Vous les connaissez. Ils ne semblent plus s’intéresser qu’à ça, relayant sept jours sur sept la propagande de groupes d’extrême droite d’ici et d’ailleurs, de scientifiques déchus et discrédités, ou de quidams qui prétendent en savoir davantage sur l’immunologie et l’épidémiologie que des postdoctorants qui ont développé une expertise en ces matières depuis des années.
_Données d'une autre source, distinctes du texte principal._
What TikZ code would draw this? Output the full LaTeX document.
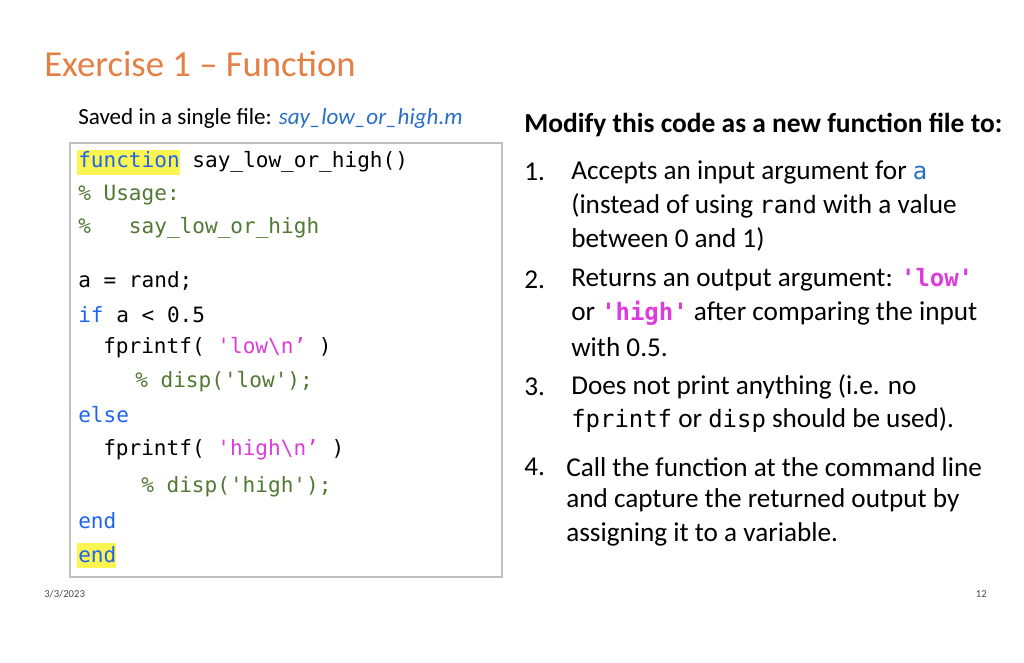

Ces conspirationnistes incarnent plus que quiconque cet individualisme exacerbé, ce refus du compromis au profit du bien-être commun, qui sera toujours plus fort, dans nos sociétés, que les mouvements durables de solidarité. « Le confort et l’indifférence » n’est pas seulement le titre d’un documentaire de Denys Arcand, dans lequel Machiavel est incarné par Jean-Pierre Ronfard…
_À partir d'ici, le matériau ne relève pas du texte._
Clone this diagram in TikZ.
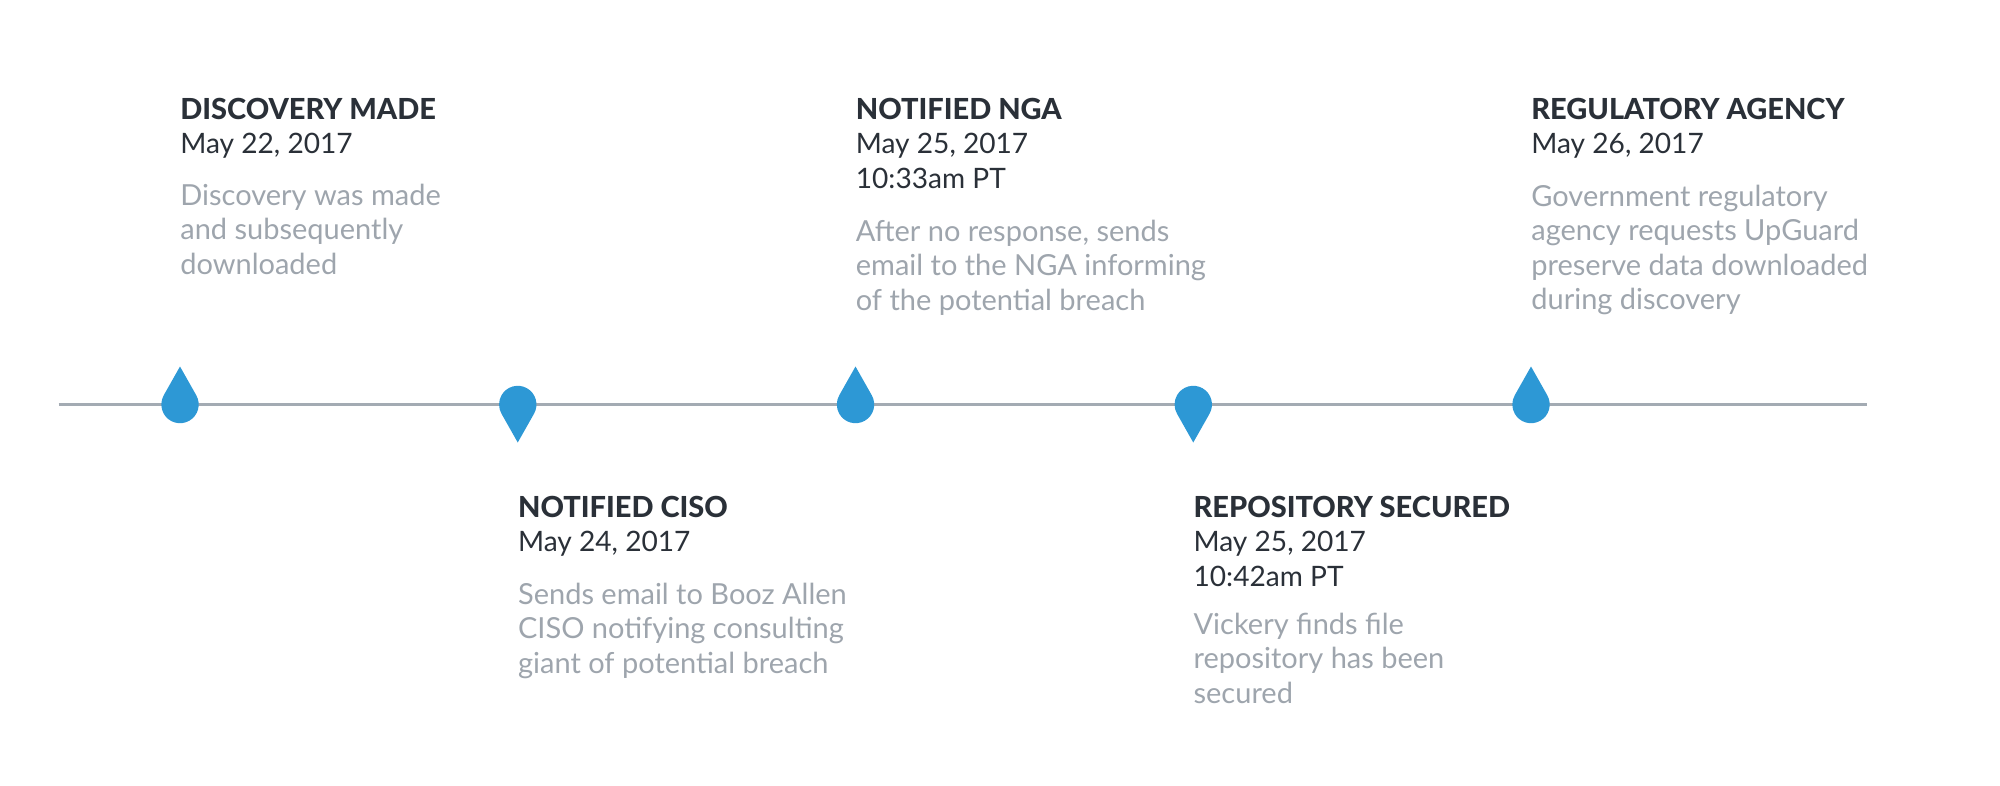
\documentclass[tikz,border=0pt]{standalone}
\usepackage{fontspec}
\setmainfont{Lato}
\newfontfamily\heavyfont{Lato Heavy}
\usepackage{xcolor}
\definecolor{dropblue}{HTML}{2D98D5}
\definecolor{headdark}{HTML}{2A3038}
\definecolor{descgray}{HTML}{9EA5AD}
\definecolor{axisgray}{HTML}{A3ABB3}
\newcommand{\evtitle}[1]{{\heavyfont\fontsize{16.5}{19.6}\selectfont #1}}

\tikzset{
    head/.style={anchor=base west, inner sep=0pt, align=left, text=headdark,
        font=\fontsize{16}{19.6}\selectfont},
    desc/.style={anchor=base west, inner sep=0pt, align=left, text=descgray,
        font=\fontsize{16.5}{19.6}\selectfont},
    pics/dropup/.style={code={
        \fill[dropblue] (29.5:18.7) arc[start angle=29.5, end angle=-209.5, radius=18.7] -- (0,38) -- cycle;}},
    pics/dropdown/.style={code={
        \fill[dropblue] (-29.5:18.7) arc[start angle=-29.5, end angle=209.5, radius=18.7] -- (0,-38) -- cycle;}}
}

\begin{document}
\begin{tikzpicture}[x=0.02cm, y=0.02cm]
    \useasboundingbox (0,404.5) rectangle (2000,-380.5);
    % time axis
    \coordinate (start) at (58.7,0);
    \coordinate (end) at (1866.7,0);
    \draw[axisgray, line width=1.4pt] (start) -- (end);
    % event markers
    \foreach \i in {1,...,5} {
        \coordinate (m\i) at ({180+337.75*(\i-1)},0);
    }
    \pic at (m1) {dropup};
    \pic at (m2) {dropdown};
    \pic at (m3) {dropup};
    \pic at (m4) {dropdown};
    \pic at (m5) {dropup};
    % events above the axis (nodes sit on the baseline of their last line)
    \node[head] (h1) at ([yshift=250.5*0.02cm]m1) {\evtitle{DISCOVERY MADE}\\May 22, 2017};
    \node[desc] (d1) at ([yshift=130.2*0.02cm]m1) {Discovery was made\\and subsequently\\downloaded};
    \node[head] (h3) at ([yshift=216.2*0.02cm]m3) {\evtitle{NOTIFIED NGA}\\May 25, 2017\\10:33am PT};
    \node[desc] (d3) at ([yshift=94.5*0.02cm]m3) {After no response, sends\\email to the NGA informing\\of the potential breach};
    \node[head] (h5) at ([yshift=250.5*0.02cm]m5) {\evtitle{REGULATORY AGENCY}\\May 26, 2017};
    \node[desc] (d5) at ([yshift=95*0.02cm]m5) {Government regulatory\\agency requests UpGuard\\preserve data downloaded\\during discovery};
    % events below the axis
    \node[head] (h2) at ([yshift=-147.2*0.02cm]m2) {\evtitle{NOTIFIED CISO}\\May 24, 2017};
    \node[desc] (d2) at ([yshift=-268.5*0.02cm]m2) {Sends email to Booz Allen\\CISO notifying consulting\\giant of potential breach};
    \node[head] (h4) at ([yshift=-181.5*0.02cm]m4) {\evtitle{REPOSITORY SECURED}\\May 25, 2017\\10:42am PT};
    \node[desc] (d4) at ([yshift=-298.5*0.02cm]m4) {Vickery finds file\\repository has been\\secured};
\end{tikzpicture}
\end{document}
Je ne suis pas mieux que mon prochain. J’ai recommencé à rêver de voyages en avion, malgré l’empreinte carbone et le réchauffement climatique. Moi aussi, j’ai progressivement délaissé la solidarité et j’ai redit bonjour à l’individualisme. Je me console en me disant, comme le concluent les spécialistes consultés par Catherine Handfield, que c’est normal. C’est la nature humaine.